Determination of Fair Market Value
The court concluded that the Secretary’s determination of fair market value (FMV) for the coal leases was reasonable and justified. The Secretary had shifted from a minimum acceptable bid (MAB) system to an entry level bid (ELB) system, which allowed for lower initial bids, in response to declining coal prices. The court found that this shift was supported by studies and was not an arbitrary or unexplained departure from settled policy. The court further noted that nine of the eleven tracts received bids that met or exceeded the pre-sale FMV estimates, indicating that the Secretary’s determination was reasonable. The court also found that the Secretary had used sound methods in calculating the pre-sale FMV figures, which involved significant effort and analysis by the Department of the Interior.
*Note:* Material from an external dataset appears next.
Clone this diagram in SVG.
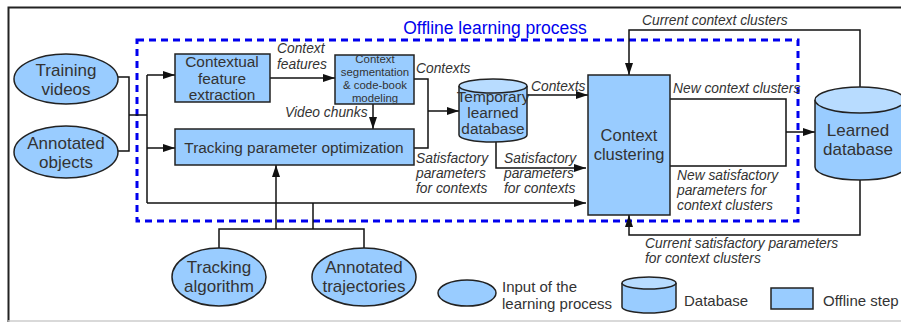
<svg xmlns="http://www.w3.org/2000/svg" width="901" height="322" viewBox="0 0 901 322">
<defs>
<marker id="ah" markerWidth="12" markerHeight="8" refX="12" refY="4" orient="auto" markerUnits="userSpaceOnUse">
<path d="M0,0 L12,4 L0,8 Z" fill="#111"/>
</marker>
<style>
.n{fill:#99ccff;stroke:#222;stroke-width:1.5}
.top{fill:#b8dcff;stroke:#222;stroke-width:1.5}
.c{fill:none;stroke:#111;stroke-width:1.5}
.a{fill:none;stroke:#111;stroke-width:1.5;marker-end:url(#ah)}
text{font-family:"Liberation Sans",Arial,sans-serif;fill:#333}
.t{font-size:15.4px;text-anchor:middle}
.i{font-size:13.8px;font-style:italic}
.s{font-size:11.4px;text-anchor:middle}
.l{font-size:15px}
</style>
</defs>
<rect width="901" height="322" fill="#fff"/>
<path d="M8.5,322 V7.5 H901" fill="none" stroke="#222" stroke-width="2"/>
<line x1="8" y1="321" x2="901" y2="321" stroke="#ccc" stroke-width="1.5"/>
<rect x="137" y="40" width="661" height="181" fill="none" stroke="#0000ee" stroke-width="3" stroke-dasharray="7,5"/>
<text x="495" y="34" style="font-size:17.5px;fill:#0000ee;text-anchor:middle">Offline learning process</text>

<g id="connectors">
<path class="c" d="M118,77 H129 V151 H118"/>
<path class="c" d="M129,115 H147"/>
<path class="c" d="M147,75 V203"/>
<path class="a" d="M147,75 H175"/>
<path class="a" d="M147,148 H175"/>
<path class="a" d="M147,203 H586"/>
<path class="a" d="M270,78 H335"/>
<path class="a" d="M373,104 V129"/>
<path class="c" d="M414,79 H428 V148 H414"/>
<path class="a" d="M428,111 H459"/>
<path class="a" d="M527,95 H588"/>
<path class="a" d="M496,142 V168 H586"/>
<path class="a" d="M860,100 V30 H629 V75"/>
<path class="c" d="M670,99 H786 V166 H670"/>
<path class="a" d="M786,132 H815"/>
<path class="a" d="M860,180 V235 H629 V215"/>
<path class="a" d="M276,229 V165"/>
<path class="c" d="M313,229 V203"/>
<path class="c" d="M219,248 V229 H364 V248"/>
<text class="i" x="277" y="53">Context</text>
<text class="i" x="277" y="69">features</text>
<text class="i" x="285" y="117">Video chunks</text>
<text class="i" x="416" y="73">Contexts</text>
<text class="i" x="531" y="91">Contexts</text>
<text class="i" x="416" y="163">Satisfactory</text>
<text class="i" x="416" y="178">parameters</text>
<text class="i" x="416" y="193">for contexts</text>
<text class="i" x="504" y="163">Satisfactory</text>
<text class="i" x="504" y="178">parameters</text>
<text class="i" x="504" y="193">for contexts</text>
<text class="i" x="642" y="25">Current context clusters</text>
<text class="i" x="673" y="93">New context clusters</text>
<text class="i" x="677" y="180">New satisfactory</text>
<text class="i" x="677" y="195">parameters for</text>
<text class="i" x="677" y="210">context clusters</text>
<text class="i" x="645" y="248">Current satisfactory parameters</text>
<text class="i" x="645" y="263">for context clusters</text>
</g>

<g id="training-videos">
<ellipse class="n" cx="66" cy="79" rx="52" ry="25"/>
<text class="t" x="66" y="76" style="font-size:17px">Training</text>
<text class="t" x="66" y="95" style="font-size:17px">videos</text>
</g>
<g id="annotated-objects">
<ellipse class="n" cx="66" cy="152" rx="52" ry="26"/>
<text class="t" x="66" y="149" style="font-size:17px">Annotated</text>
<text class="t" x="66" y="168" style="font-size:17px">objects</text>
</g>
<g id="contextual-feature-extraction">
<rect class="n" x="175" y="54" width="95" height="48"/>
<text class="t" x="222" y="67">Contextual</text>
<text class="t" x="222" y="84">feature</text>
<text class="t" x="222" y="100">extraction</text>
</g>
<g id="tracking-parameter-optimization">
<rect class="n" x="175" y="129" width="239" height="36"/>
<text class="t" x="294" y="153">Tracking parameter optimization</text>
</g>
<g id="context-segmentation">
<rect class="n" x="335" y="55" width="79" height="49"/>
<text class="s" x="375" y="63">Context</text>
<text class="s" x="375" y="76">segmentation</text>
<text class="s" x="375" y="89">&amp; code-book</text>
<text class="s" x="375" y="102">modeling</text>
</g>
<g id="temporary-learned-database">
<path class="n" d="M459,86 V135 A34,7 0 0 0 527,135 V86"/>
<ellipse class="top" cx="493" cy="86" rx="34" ry="7"/>
<text class="t" x="493" y="102">Temporary</text>
<text class="t" x="493" y="118">learned</text>
<text class="t" x="493" y="134">database</text>
</g>
<g id="context-clustering">
<rect class="n" x="588" y="75" width="82" height="140"/>
<text class="t" x="629" y="141" style="font-size:16.5px">Context</text>
<text class="t" x="629" y="160" style="font-size:16.5px">clustering</text>
</g>
<g id="learned-database">
<path class="n" d="M815,100 V167 A45,13 0 0 0 905,167 V100"/>
<ellipse class="top" cx="860" cy="100" rx="45" ry="13"/>
<text class="t" x="858" y="136" style="font-size:17px">Learned</text>
<text class="t" x="858" y="155" style="font-size:17px">database</text>
</g>
<g id="tracking-algorithm">
<ellipse class="n" cx="219" cy="277" rx="47" ry="29"/>
<text class="t" x="219" y="273" style="font-size:17px">Tracking</text>
<text class="t" x="219" y="292" style="font-size:17px">algorithm</text>
</g>
<g id="annotated-trajectories">
<ellipse class="n" cx="364" cy="277" rx="52" ry="29"/>
<text class="t" x="364" y="273" style="font-size:17px">Annotated</text>
<text class="t" x="364" y="292" style="font-size:17px">trajectories</text>
</g>
<g id="legend">
<ellipse class="n" cx="467" cy="293" rx="29" ry="13"/>
<text class="l" x="502" y="292">Input of the</text>
<text class="l" x="502" y="309">learning process</text>
<path class="n" d="M622,283 V307 A27,6 0 0 0 676,307 V283"/>
<ellipse class="top" cx="649" cy="283" rx="27" ry="6"/>
<text class="l" x="684" y="306">Database</text>
<rect class="n" x="771" y="288" width="42" height="21"/>
<text class="l" x="823" y="306">Offline step</text>
</g>
</svg>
Procedural Concerns and Alleged Irregularities
The court addressed the procedural concerns raised by NWF, including alleged leaks of pre-bid pricing information and the Secretary’s prompt announcement of the sale’s success. The court found that these procedural irregularities, even if they occurred, did not demonstrate that the leases were sold for less than FMV. The court emphasized that NWF had not met its burden of proving that the Secretary’s actions resulted in a sale below FMV. The court noted that the pre-sale FMV figures were reasonable and that the majority of the leases received bids that met or exceeded those figures. As such, the court concluded that the procedural issues raised by NWF did not affect the outcome of the bidding process in a way that would render the Secretary’s decision arbitrary or capricious.
Conclusion of the Court
The court affirmed the district court’s grant of summary judgment in favor of the defendants, holding that the Secretary of the Interior acted within the law in accepting the coal lease bids. The court found that NWF had standing to sue, as it had demonstrated potential injuries that fell within the statute’s zone of interest. The court also determined that the Secretary’s decision to accept the bids was reasonable, supported by a detailed pre-sale valuation process, and aligned with the statutory requirement to achieve FMV. The court concluded that there was no evidence of procedural flaws affecting the outcome and that the Secretary’s actions were neither arbitrary nor capricious. As a result, the court upheld the Secretary’s discretion in handling the coal leasing process under the FCLAA.